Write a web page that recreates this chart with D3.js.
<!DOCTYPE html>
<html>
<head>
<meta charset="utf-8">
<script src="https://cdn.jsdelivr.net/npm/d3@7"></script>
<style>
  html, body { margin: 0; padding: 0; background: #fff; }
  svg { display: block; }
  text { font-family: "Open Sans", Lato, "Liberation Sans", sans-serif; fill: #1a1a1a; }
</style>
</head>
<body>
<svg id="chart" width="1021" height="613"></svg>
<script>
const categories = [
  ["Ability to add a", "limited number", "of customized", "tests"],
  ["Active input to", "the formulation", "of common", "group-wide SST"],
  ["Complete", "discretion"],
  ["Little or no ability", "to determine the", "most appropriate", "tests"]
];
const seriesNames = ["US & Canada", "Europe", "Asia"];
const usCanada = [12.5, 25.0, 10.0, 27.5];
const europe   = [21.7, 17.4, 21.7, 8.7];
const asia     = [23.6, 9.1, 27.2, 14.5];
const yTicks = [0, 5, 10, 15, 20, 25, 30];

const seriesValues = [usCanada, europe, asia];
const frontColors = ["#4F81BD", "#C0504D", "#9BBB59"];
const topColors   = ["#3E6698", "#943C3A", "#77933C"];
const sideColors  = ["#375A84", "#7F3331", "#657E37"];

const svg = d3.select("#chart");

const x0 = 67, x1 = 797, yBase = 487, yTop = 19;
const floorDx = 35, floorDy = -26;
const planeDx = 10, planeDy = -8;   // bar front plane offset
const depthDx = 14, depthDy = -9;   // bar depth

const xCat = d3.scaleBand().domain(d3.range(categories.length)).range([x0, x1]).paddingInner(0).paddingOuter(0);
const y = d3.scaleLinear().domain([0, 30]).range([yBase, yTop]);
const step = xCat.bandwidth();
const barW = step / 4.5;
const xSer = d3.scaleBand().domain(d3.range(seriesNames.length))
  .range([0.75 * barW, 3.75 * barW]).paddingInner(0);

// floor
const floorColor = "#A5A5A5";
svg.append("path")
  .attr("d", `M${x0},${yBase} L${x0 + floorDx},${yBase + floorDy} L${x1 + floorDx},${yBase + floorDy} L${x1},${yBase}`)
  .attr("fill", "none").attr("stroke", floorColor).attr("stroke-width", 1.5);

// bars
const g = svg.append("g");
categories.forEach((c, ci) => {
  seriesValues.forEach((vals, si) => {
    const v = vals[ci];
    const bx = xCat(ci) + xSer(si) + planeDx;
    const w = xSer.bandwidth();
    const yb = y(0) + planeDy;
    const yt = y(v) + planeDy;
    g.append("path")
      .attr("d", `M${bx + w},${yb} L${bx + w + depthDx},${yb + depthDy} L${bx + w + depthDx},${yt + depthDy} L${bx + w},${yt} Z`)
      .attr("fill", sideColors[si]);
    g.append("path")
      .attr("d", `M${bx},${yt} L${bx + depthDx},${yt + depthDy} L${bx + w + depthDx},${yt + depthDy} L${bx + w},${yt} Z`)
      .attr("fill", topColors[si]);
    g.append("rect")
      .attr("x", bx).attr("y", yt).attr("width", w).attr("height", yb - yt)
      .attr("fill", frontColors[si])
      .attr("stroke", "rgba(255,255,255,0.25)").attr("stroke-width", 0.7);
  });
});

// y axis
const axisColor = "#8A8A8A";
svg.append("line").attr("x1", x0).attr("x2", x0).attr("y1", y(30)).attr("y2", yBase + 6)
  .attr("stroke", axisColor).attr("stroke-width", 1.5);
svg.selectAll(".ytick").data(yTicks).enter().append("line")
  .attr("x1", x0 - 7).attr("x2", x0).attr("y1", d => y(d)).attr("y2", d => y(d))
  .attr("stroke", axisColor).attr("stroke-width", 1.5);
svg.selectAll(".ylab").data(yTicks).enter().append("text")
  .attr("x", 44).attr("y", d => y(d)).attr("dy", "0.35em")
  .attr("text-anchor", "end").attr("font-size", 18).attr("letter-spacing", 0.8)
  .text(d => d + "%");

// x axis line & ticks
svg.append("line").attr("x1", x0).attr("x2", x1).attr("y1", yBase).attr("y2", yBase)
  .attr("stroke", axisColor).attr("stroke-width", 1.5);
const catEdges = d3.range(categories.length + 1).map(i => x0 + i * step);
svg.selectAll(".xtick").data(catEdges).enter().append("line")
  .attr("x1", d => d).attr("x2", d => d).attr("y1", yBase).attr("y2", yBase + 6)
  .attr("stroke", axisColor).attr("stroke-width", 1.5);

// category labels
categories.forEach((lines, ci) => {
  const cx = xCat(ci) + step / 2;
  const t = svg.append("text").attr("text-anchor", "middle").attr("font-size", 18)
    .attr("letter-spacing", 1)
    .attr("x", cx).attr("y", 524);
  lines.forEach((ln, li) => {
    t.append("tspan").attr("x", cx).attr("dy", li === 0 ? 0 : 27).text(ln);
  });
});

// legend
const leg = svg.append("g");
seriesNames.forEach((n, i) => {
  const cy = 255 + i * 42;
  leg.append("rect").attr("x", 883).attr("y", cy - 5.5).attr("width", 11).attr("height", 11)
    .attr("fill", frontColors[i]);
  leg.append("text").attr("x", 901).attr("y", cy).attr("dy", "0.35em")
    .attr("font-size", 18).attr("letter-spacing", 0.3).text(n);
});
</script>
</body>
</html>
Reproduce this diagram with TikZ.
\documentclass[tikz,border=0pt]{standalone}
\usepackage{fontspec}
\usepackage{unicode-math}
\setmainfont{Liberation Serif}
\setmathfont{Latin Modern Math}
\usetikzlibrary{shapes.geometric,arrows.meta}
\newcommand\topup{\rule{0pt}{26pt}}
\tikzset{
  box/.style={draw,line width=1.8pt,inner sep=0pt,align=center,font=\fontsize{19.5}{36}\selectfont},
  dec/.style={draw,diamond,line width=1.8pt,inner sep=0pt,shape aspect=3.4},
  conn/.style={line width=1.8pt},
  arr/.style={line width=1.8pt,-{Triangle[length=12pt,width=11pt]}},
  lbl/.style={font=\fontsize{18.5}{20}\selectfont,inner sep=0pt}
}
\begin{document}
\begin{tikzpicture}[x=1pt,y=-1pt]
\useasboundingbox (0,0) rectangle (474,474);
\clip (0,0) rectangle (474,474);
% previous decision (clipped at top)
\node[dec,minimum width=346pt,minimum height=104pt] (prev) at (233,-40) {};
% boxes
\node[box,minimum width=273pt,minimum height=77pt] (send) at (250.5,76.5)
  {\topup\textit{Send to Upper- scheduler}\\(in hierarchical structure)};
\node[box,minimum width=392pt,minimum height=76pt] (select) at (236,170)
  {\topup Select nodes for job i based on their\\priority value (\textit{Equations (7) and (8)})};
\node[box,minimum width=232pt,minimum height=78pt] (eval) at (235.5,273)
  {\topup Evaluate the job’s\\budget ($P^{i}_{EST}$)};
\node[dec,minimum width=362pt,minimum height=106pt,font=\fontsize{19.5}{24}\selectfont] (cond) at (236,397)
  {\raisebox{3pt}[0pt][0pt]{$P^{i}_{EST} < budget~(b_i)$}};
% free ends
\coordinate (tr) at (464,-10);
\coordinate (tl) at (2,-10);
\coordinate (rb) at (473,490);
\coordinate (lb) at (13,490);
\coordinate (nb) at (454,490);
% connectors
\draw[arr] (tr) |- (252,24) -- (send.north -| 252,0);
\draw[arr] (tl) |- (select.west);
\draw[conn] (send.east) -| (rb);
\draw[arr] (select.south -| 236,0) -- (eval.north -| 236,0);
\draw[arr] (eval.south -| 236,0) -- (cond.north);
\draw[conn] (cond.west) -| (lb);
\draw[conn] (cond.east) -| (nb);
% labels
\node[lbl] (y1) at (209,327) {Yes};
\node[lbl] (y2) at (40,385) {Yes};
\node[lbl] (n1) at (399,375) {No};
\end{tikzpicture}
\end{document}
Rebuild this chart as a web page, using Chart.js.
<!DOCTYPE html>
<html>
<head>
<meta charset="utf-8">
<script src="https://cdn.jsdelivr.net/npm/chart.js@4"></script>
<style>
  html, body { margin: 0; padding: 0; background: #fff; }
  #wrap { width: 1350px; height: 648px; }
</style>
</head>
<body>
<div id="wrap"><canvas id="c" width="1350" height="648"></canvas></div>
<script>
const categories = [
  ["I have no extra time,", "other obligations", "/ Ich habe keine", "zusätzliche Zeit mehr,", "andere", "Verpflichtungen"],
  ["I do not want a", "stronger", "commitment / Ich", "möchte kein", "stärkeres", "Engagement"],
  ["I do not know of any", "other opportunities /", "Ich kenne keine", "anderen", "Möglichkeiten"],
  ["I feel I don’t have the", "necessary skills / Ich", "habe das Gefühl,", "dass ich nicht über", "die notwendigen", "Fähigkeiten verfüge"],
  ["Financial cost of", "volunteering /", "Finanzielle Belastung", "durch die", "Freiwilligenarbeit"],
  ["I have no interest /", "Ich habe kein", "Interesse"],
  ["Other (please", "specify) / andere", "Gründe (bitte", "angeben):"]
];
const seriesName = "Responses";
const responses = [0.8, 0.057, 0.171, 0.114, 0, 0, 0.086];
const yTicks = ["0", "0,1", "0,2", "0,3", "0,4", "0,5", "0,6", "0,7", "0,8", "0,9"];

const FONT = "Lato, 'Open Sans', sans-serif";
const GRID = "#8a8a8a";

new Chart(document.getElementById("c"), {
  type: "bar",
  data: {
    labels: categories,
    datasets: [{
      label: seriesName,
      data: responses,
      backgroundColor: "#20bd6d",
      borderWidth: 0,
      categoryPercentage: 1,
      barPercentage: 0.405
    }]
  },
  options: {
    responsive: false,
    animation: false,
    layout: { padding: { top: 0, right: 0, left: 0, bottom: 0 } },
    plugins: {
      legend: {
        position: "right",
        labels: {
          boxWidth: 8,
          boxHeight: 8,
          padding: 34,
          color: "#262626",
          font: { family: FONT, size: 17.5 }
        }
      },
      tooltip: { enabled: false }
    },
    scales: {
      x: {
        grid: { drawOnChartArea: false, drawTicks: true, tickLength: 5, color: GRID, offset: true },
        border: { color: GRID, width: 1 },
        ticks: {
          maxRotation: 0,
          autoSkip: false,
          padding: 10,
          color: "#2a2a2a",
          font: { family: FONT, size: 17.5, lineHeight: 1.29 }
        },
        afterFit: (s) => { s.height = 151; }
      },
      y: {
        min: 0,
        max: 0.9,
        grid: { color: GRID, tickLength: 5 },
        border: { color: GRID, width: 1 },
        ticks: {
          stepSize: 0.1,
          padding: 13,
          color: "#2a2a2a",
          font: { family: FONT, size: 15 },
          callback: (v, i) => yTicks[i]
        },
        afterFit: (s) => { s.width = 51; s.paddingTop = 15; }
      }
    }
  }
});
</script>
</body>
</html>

- - -

**Task goal**.
Of all the lines above, how many contain the word "this"? Answer with only the number.

**Task solution**.
3